--- INPUT FOR THIS TASK ---
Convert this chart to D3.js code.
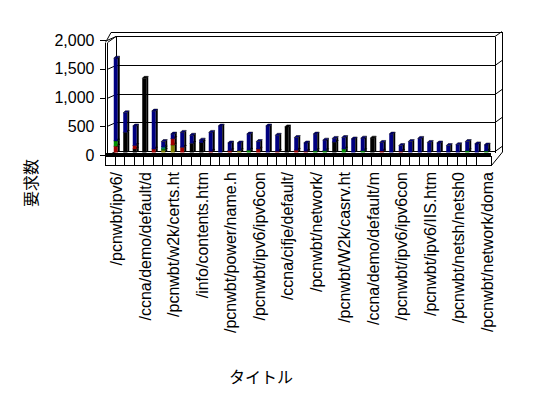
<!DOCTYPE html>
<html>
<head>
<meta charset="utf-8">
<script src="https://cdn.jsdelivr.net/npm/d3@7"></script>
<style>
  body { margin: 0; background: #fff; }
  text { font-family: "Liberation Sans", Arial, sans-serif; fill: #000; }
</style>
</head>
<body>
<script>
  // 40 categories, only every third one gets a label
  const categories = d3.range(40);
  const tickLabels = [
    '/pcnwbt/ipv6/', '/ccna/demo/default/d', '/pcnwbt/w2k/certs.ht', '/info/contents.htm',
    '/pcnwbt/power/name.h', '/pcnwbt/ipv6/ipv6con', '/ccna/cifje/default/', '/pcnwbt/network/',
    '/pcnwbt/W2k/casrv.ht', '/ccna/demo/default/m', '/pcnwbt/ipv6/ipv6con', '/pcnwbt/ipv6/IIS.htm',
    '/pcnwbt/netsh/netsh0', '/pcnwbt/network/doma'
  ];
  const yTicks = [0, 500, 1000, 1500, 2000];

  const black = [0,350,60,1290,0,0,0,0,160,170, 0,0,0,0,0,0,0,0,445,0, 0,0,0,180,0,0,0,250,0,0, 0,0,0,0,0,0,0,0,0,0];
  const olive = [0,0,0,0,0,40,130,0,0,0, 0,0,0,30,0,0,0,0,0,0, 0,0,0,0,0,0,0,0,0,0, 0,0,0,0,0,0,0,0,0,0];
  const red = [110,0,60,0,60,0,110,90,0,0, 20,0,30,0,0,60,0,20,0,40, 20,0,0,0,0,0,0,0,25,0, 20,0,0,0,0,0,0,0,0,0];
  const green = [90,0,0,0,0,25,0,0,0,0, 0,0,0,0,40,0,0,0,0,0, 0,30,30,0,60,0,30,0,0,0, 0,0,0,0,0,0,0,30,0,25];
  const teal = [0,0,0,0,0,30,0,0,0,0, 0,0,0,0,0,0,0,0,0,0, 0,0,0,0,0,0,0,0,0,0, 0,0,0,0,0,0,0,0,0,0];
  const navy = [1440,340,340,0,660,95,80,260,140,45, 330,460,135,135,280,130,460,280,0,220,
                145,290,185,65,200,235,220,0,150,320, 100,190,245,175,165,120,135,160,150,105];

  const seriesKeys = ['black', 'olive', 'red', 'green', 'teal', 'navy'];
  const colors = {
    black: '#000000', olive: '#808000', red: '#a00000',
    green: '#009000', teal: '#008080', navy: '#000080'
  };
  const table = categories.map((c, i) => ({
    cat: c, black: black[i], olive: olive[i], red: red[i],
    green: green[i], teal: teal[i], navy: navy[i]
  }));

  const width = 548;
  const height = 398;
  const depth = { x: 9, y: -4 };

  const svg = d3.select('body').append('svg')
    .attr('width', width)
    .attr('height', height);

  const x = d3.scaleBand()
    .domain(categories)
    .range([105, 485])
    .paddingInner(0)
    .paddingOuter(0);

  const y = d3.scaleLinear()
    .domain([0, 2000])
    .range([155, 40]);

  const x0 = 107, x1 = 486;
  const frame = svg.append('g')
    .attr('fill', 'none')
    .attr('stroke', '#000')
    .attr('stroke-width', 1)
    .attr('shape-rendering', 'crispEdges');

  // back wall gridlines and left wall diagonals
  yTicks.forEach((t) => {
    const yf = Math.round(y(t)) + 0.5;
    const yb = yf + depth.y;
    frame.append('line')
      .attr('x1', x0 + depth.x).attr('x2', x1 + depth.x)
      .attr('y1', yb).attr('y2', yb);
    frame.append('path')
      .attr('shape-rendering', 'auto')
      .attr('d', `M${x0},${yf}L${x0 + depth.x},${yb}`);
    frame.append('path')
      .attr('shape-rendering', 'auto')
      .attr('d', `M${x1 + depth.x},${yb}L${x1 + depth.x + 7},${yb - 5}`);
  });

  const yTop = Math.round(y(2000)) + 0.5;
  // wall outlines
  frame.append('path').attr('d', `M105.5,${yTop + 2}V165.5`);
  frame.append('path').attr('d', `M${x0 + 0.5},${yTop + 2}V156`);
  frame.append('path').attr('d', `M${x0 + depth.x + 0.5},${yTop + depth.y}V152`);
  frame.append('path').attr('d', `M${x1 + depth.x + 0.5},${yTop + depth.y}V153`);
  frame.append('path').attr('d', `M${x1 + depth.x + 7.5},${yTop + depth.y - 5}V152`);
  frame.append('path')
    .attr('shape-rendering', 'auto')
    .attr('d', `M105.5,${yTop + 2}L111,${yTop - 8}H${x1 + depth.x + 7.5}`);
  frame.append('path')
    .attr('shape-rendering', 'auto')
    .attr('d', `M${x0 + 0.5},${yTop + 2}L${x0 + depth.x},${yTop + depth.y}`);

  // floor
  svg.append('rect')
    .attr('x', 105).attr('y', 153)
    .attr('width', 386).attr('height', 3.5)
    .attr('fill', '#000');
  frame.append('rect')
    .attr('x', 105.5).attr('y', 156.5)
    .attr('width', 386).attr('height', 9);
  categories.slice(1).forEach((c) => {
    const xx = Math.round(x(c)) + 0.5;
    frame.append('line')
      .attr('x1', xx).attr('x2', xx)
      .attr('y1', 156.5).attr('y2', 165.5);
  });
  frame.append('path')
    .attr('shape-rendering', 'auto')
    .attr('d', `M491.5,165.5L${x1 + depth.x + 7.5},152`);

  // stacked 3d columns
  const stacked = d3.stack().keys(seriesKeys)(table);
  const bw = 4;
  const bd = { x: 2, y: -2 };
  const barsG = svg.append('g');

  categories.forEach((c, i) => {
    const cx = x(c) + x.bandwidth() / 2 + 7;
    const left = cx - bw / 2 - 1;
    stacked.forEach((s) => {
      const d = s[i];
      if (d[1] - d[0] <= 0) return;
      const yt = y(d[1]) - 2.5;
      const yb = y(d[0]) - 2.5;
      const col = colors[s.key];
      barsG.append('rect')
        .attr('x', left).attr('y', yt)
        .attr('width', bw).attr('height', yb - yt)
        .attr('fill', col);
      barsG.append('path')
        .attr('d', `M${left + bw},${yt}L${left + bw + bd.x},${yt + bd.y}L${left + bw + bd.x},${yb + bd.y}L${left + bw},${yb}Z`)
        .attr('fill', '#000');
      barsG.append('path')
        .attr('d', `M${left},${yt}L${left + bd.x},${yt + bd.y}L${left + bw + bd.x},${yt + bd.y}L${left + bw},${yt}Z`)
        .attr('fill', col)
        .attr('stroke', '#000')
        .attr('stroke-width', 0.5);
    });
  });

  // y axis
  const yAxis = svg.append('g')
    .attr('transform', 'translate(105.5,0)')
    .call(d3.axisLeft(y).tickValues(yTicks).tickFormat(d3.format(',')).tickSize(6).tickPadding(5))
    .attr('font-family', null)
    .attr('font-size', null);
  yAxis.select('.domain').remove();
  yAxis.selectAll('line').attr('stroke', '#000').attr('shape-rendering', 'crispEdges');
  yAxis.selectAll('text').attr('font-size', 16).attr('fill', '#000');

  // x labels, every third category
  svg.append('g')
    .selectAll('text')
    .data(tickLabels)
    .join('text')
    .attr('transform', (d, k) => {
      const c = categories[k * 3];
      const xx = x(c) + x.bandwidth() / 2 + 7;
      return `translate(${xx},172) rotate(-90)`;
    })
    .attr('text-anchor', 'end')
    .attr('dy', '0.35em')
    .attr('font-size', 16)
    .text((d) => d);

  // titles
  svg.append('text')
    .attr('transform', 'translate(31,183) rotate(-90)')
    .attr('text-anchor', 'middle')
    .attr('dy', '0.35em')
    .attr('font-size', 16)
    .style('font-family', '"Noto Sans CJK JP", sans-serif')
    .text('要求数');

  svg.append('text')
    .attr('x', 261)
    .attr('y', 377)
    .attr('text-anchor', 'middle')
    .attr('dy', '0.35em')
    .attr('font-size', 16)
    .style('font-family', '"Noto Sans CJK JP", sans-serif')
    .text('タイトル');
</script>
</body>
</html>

...

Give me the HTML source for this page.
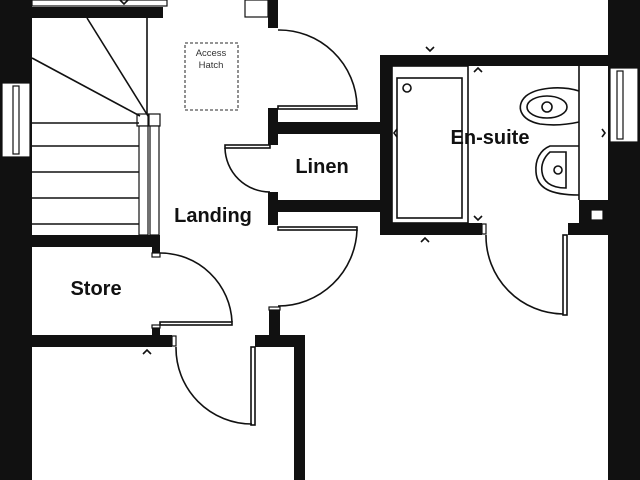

---

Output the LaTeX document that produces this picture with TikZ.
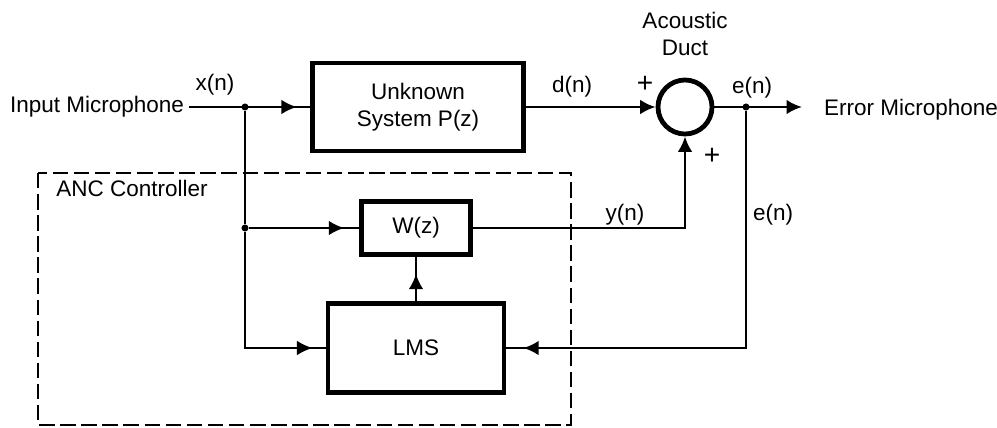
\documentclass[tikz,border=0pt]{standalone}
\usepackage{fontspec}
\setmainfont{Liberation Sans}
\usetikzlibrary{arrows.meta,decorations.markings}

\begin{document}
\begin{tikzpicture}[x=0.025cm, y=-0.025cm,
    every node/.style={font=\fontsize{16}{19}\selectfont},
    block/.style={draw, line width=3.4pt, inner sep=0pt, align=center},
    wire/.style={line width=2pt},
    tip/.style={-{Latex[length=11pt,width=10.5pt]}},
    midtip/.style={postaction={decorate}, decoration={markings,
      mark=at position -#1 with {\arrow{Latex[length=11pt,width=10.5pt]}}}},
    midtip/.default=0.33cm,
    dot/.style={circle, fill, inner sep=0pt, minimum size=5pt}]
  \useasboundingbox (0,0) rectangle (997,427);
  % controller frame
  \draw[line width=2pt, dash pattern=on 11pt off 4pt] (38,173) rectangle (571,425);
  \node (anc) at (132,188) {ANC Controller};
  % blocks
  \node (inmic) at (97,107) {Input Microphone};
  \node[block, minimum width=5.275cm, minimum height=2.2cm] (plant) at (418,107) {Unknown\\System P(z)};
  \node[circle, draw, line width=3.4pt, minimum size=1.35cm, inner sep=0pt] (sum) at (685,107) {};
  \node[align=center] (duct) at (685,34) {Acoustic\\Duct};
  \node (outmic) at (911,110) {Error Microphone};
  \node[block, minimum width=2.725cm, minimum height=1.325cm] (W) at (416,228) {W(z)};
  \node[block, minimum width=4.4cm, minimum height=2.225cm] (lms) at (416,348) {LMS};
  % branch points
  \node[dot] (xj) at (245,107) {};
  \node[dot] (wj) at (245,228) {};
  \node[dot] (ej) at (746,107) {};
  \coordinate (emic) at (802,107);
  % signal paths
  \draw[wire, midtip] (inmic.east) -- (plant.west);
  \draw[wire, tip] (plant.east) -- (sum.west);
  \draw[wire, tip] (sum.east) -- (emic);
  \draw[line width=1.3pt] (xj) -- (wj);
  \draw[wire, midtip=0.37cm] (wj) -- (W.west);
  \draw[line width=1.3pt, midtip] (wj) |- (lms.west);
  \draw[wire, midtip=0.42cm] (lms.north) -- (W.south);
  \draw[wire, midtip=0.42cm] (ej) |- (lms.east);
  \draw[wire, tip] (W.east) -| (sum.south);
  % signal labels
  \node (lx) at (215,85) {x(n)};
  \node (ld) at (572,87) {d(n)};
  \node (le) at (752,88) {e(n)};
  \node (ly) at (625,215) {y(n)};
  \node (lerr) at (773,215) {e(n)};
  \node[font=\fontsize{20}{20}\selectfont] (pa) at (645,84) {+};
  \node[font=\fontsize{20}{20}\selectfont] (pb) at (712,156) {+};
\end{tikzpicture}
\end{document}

--- AIM ---
Using the records above, select and copy every line that has the word "with".

--- EXERCISE RESPONSE ---
Output the LaTeX document that produces this picture with TikZ.
      mark=at position -#1 with {\arrow{Latex[length=11pt,width=10.5pt]}}}},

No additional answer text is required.